Note 276

The already purely externally -- and not considering any functional feature -- decisive criterium of wholeness is not the  somehow  based togetherness [i.e. a in one or another way based togetherness of elements], but a togetherness as a result of physico-chemical  material  bonding (in contrast to a purely "mental bond" as that what holds things together, representing the up-to-now view). In the first case, the case of  a in one way or another based togetherness,  variations or deviations are more or less unimportant, whereas in the second case [togetherness as a result of material bonding] they are almost always destructive. In the first case there is a kind of spontaneity in forming an association and structure, in the second case this formation is an, according to natural law, "formula-adherent" compulsion of the wholeness-form and -structure.

The only valid --perhaps not always directly and easy to find -- criterium of wholeness is the chemical bonding between the extreme boundary points [bonding continuum from head to feet]. As a result, all the many other, partly simple, partly complex, criteria of wholeness -- which, for example, are also about spontaneous formation, about purpose, etc. -- are superfluous, or they have merely the nature of a description, or they are created for rapid determination.

In inorganic molecular wholes [i.e. molecules] the statement that  the whole is "more" than the parts, is common sense [chemical compounds generally have properties different from those of their atomic constituents] and [therefore] barely considered [as to its precise meaning and significance]. The question why a known whole could work differently as do its known parts, may, -- from a chemical viewpoint and applied to chemical systems (a compound as compared to its atomic partners) -- by a large number of examples and known rules not, it is true, exactly be solved, but nevertheless be sufficiently clarified :  The constructional relationships [in such inorganic molecular wholes] we have established by exact chemical and physical laws.

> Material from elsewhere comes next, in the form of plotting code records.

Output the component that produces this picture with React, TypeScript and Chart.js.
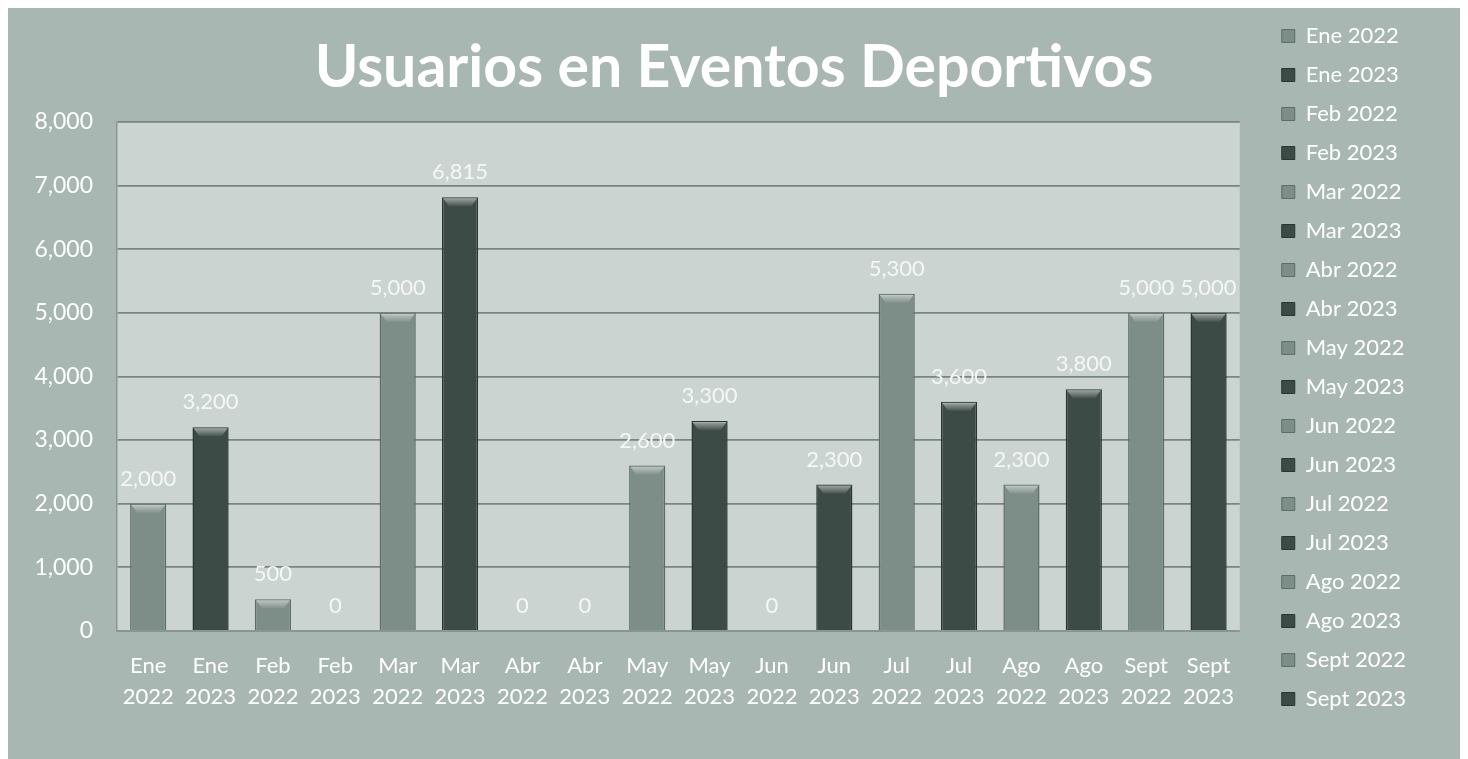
import { useEffect, useRef } from "react";
import { Chart, registerables } from "chart.js";

Chart.register(...registerables);

const months = ["Ene", "Ene", "Feb", "Feb", "Mar", "Mar", "Abr", "Abr", "May", "May", "Jun", "Jun", "Jul", "Jul", "Ago", "Ago", "Sept", "Sept"];
const years = ["2022", "2023", "2022", "2023", "2022", "2023", "2022", "2023", "2022", "2023", "2022", "2023", "2022", "2023", "2022", "2023", "2022", "2023"];
const values = [2000, 3200, 500, 0, 5000, 6815, 0, 0, 2600, 3300, 0, 2300, 5300, 3600, 2300, 3800, 5000, 5000];
const yMin = 0;
const yMax = 8000;
const yStep = 1000;
const titleText = "Usuarios en Eventos Deportivos";

const FONT = "Lato, 'Open Sans', sans-serif";
const BG = "#a9b7b2";
const PLOT_BG = "#cbd4d0";
const FILL_2022 = "#7d8e88";
const FILL_2023 = "#3d4b47";
const EDGE_2022 = "#5c6c67";
const EDGE_2023 = "#2a3532";

const fills = years.map((y) => (y === "2022" ? FILL_2022 : FILL_2023));
const edges = years.map((y) => (y === "2022" ? EDGE_2022 : EDGE_2023));

const fmt = (v: number) => v.toLocaleString("en-US");

const plotBg = {
  id: "plotBg",
  afterLayout(chart: any) {
    const t = chart.titleBlock;
    if (t) {
      t.left = 0;
      t.right = chart.width;
      t.width = chart.width;
    }
  },
  beforeDraw(chart: any) {
    const { ctx, chartArea: a } = chart;
    ctx.save();
    ctx.fillStyle = PLOT_BG;
    ctx.fillRect(a.left, a.top, a.right - a.left, a.bottom - a.top);
    ctx.restore();
  },
};

const barLabels = {
  id: "barLabels",
  afterDatasetsDraw(chart: any) {
    const ctx = chart.ctx;
    const meta = chart.getDatasetMeta(0);
    ctx.save();
    meta.data.forEach((bar: any, i: number) => {
      const { x, y, width, base } = bar.getProps(["x", "y", "width", "base"], true);
      if (values[i] > 0) {
        const h = Math.min(9, base - y);
        const g = ctx.createLinearGradient(0, y, 0, y + h);
        g.addColorStop(0, "rgba(255,255,255,0.55)");
        g.addColorStop(1, "rgba(255,255,255,0.05)");
        ctx.fillStyle = g;
        ctx.beginPath();
        ctx.moveTo(x - width / 2 + 1, y + 1);
        ctx.lineTo(x + width / 2 - 1, y + 1);
        ctx.lineTo(x + width / 2 - 7, y + h);
        ctx.lineTo(x - width / 2 + 7, y + h);
        ctx.closePath();
        ctx.fill();
      }
      ctx.font = `22px ${FONT}`;
      ctx.fillStyle = "#f5f7f6";
      ctx.textAlign = "center";
      ctx.textBaseline = "middle";
      ctx.fillText(fmt(values[i]), x, y - 25);
    });
    ctx.restore();
  },
};

export default function App() {
  const ref = useRef<HTMLCanvasElement | null>(null);

  useEffect(() => {
    if (!ref.current) return;
    const chart = new Chart(ref.current, {
      type: "bar",
      data: {
        labels: months.map((m, i) => [m, years[i]]),
        datasets: [
          {
            data: values,
            backgroundColor: fills,
            borderColor: edges,
            borderWidth: 1.5,
            barPercentage: 0.58,
            categoryPercentage: 1,
          },
        ],
      },
      options: {
        responsive: false,
        animation: false,
        layout: { padding: { left: 0, right: 44, top: 0, bottom: 0 } },
        plugins: {
          title: {
            display: true,
            text: titleText,
            color: "#ffffff",
            font: { family: FONT, size: 59, weight: "bold", lineHeight: 1.2 },
            padding: { top: 25, bottom: 18 },
            fullSize: true,
          },
          legend: {
            display: true,
            position: "right",
            align: "start",
            fullSize: true,
            labels: {
              color: "#ffffff",
              font: { family: FONT, size: 22 },
              boxWidth: 13,
              boxHeight: 13,
              padding: 17,
              generateLabels: () =>
                months.map((m, i) => ({
                  text: `${m} ${years[i]}`,
                  fillStyle: fills[i],
                  strokeStyle: edges[i],
                  lineWidth: 1,
                  hidden: false,
                  index: i,
                  datasetIndex: 0,
                  fontColor: "#ffffff",
                })),
            },
          },
          tooltip: { enabled: false },
        },
        scales: {
          x: {
            grid: { display: false, drawTicks: false },
            border: { display: true, color: "#8a9893", width: 1.5 },
            ticks: {
              color: "#ffffff",
              font: { family: FONT, size: 22, lineHeight: 1.41 },
              padding: 19,
              maxRotation: 0,
              autoSkip: false,
            },
            afterFit: (s: any) => {
              s.height = 128;
            },
          },
          y: {
            min: yMin,
            max: yMax,
            ticks: {
              stepSize: yStep,
              color: "#ffffff",
              font: { family: FONT, size: 23 },
              padding: 24,
              callback: (v: any) => fmt(Number(v)),
            },
            grid: { color: "#788681", lineWidth: 1.8, drawTicks: false },
            border: { display: true, color: "#8a9893", width: 1.5 },
            afterFit: (s: any) => {
              s.width = 109;
            },
          },
          y2: {
            position: "right",
            display: true,
            grid: { display: false, drawTicks: false },
            border: { display: false },
            ticks: { display: false },
            afterFit: (s: any) => {
              s.width = 25;
            },
          },
        },
      } as any,
      plugins: [plotBg, barLabels],
    });
    return () => chart.destroy();
  }, []);

  return (
    <div style={{ width: 1452, height: 751, background: BG }}>
      <canvas ref={ref} width={1452} height={751} style={{ display: "block" }} />
    </div>
  );
}
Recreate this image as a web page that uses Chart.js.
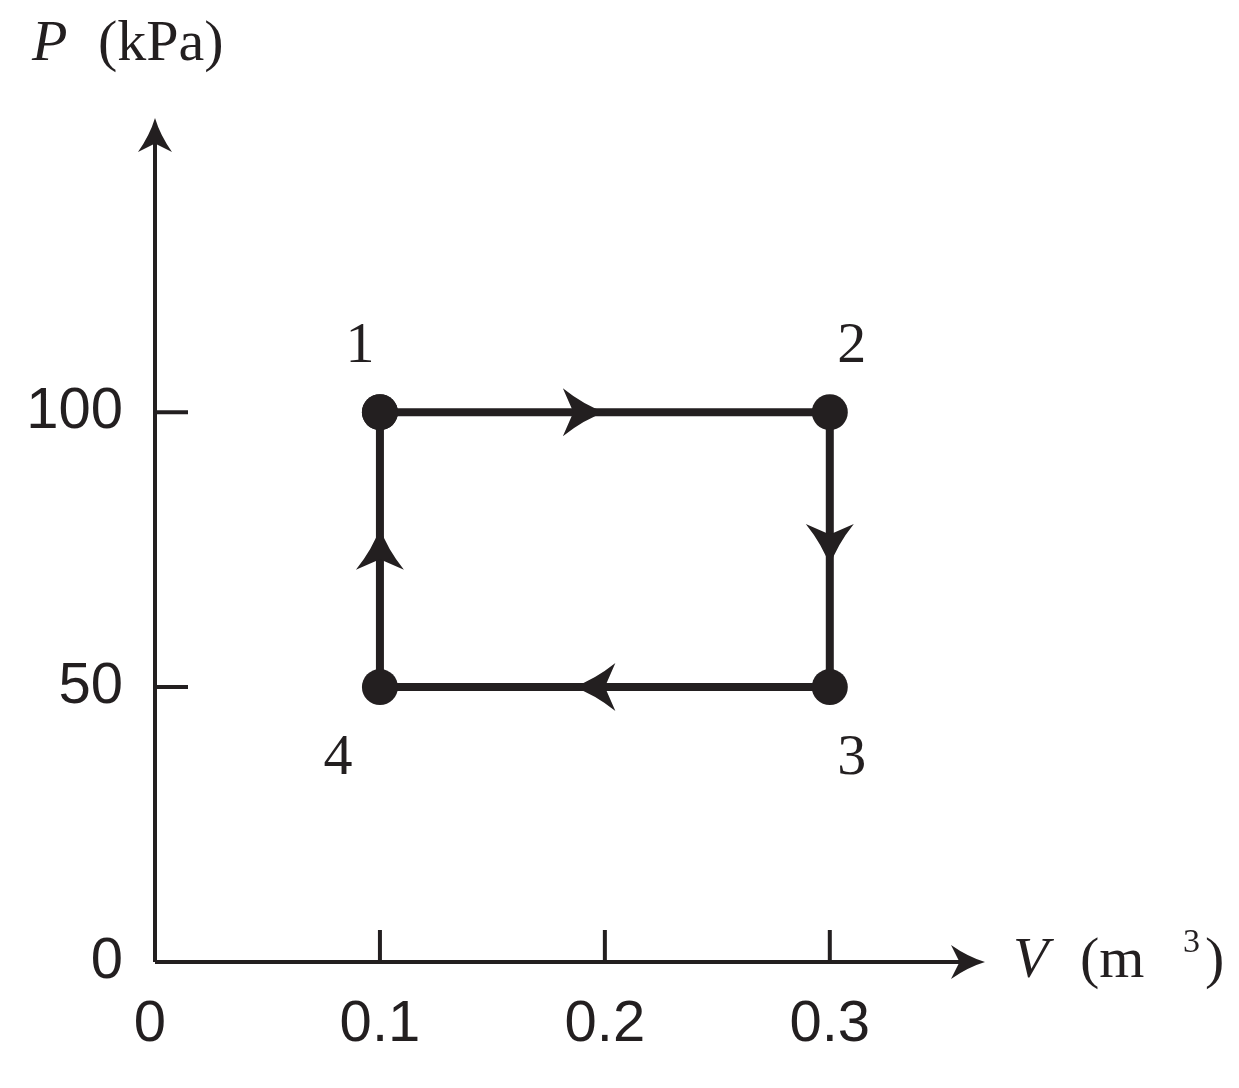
<!DOCTYPE html>
<html><head><meta charset="utf-8">
<script src="https://cdn.jsdelivr.net/npm/chart.js@4"></script>
<style>html,body{margin:0;background:#fff}#w{width:1239px;height:1088px}</style>
</head><body><div id="w"><canvas id="c"></canvas></div>
<script>
const stateLabels = ['1','2','3','4'];
const volumes = [0.1, 0.3, 0.3, 0.1];
const pressures = [100, 100, 50, 50];
const xTicks = [0.1, 0.2, 0.3];
const xTickLabels = ['0.1','0.2','0.3'];
const yTicks = [50, 100];
const yTickLabels = ['50','100'];
// arrow positions along each leg: [x, y, direction]
const arrowX = [0.2, 0.3, 0.186, 0.1];
const arrowY = [100, 72, 50, 79];
const arrowDir = ['right','down','left','up'];

const pts = volumes.map((v,i)=>({x:v,y:pressures[i]}));
const loop = pts.concat([pts[0]]);

const plug = {
  id:'pv',
  afterDraw(ch){
    const c=ch.ctx, xs=ch.scales.x, ys=ch.scales.y;
    const x0=xs.getPixelForValue(0), y0=ys.getPixelForValue(0);
    const xr=xs.right, yt=ys.top;
    c.save();
    c.strokeStyle='#231f20'; c.fillStyle='#231f20'; c.lineWidth=4;
    c.beginPath(); c.moveTo(x0,y0); c.lineTo(xr-10,y0); c.moveTo(x0,y0); c.lineTo(x0,yt+10); c.stroke();
    // axis arrowheads
    function head(tx,ty,ang,L,W){
      c.save(); c.translate(tx,ty); c.rotate(ang);
      c.beginPath(); c.moveTo(0,0); c.quadraticCurveTo(-L*0.5,-W*0.3,-L,-W);
      c.lineTo(-L*0.75,0); c.lineTo(-L,W); c.quadraticCurveTo(-L*0.5,W*0.3,0,0); c.fill(); c.restore();
    }
    head(xr,y0,0,34,17); head(x0,yt,-Math.PI/2,34,17);
    // ticks
    c.font='58px "Liberation Sans", Arial'; c.textAlign='center'; c.textBaseline='middle';
    xTicks.forEach((t,i)=>{const px=xs.getPixelForValue(t);
      c.beginPath(); c.moveTo(px,y0); c.lineTo(px,y0-32); c.stroke();
      c.fillText(xTickLabels[i],px,1025);});
    c.fillText('0',x0-5,1025);
    c.textAlign='right';
    yTicks.forEach((t,i)=>{const py=ys.getPixelForValue(t);
      c.beginPath(); c.moveTo(x0,py); c.lineTo(x0+33,py); c.stroke();
      c.fillText(yTickLabels[i],x0-32,py);});
    c.fillText('0',x0-32,y0);
    // cycle arrows
    const ang={right:0,down:Math.PI/2,left:Math.PI,up:-Math.PI/2};
    arrowX.forEach((v,i)=>head(xs.getPixelForValue(v),ys.getPixelForValue(arrowY[i]),ang[arrowDir[i]],42,24));
    // state labels
    c.font='58px "Liberation Serif", "Times New Roman"'; c.textAlign='center';
    const off=[[-20,-65],[22,-65],[22,72],[-42,72]];
    pts.forEach((p,i)=>c.fillText(stateLabels[i],xs.getPixelForValue(p.x)+off[i][0],ys.getPixelForValue(p.y)+off[i][1]));
    // axis titles
    c.textAlign='left';
    c.font='italic 58px "Liberation Serif"'; c.fillText('P',32,45);
    c.font='58px "Liberation Serif"'; c.fillText('(kPa)',98,45);
    c.font='italic 58px "Liberation Serif"'; c.fillText('V',1013,962);
    c.font='58px "Liberation Serif"'; c.fillText('(m',1080,962);
    c.font='34px "Liberation Serif"'; c.fillText('3',1183,943);
    c.font='58px "Liberation Serif"'; c.fillText(')',1205,962);
    c.restore();
  }
};

new Chart(document.getElementById('c'),{
  type:'scatter',
  data:{datasets:[{data:loop,showLine:true,borderColor:'#231f20',borderWidth:8,
    pointRadius:18,pointHoverRadius:18,pointBackgroundColor:'#231f20',pointBorderWidth:0}]},
  options:{responsive:true,maintainAspectRatio:false,animation:false,
    layout:{padding:{left:155,right:254,top:118,bottom:126}},
    plugins:{legend:{display:false},tooltip:{enabled:false}},
    scales:{x:{type:'linear',min:0,max:0.369,display:false},
            y:{type:'linear',min:0,max:153.5,display:false}}},
  plugins:[plug]
});
</script></body></html>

The constituents of Unimol are  wholeness-generating  only from an analytical point of view (which here is not valid), in the true sense, however, they are  wholeness-maintaining.

From the huge number of definitions of wholeness we select :  No divisibility without breakdown. One also can easily distinguish between the  whole  (as indivisible unity) and the  total  (as compiled system-sum). Other wholeness conditions are here of no interest. Much has been said about them already.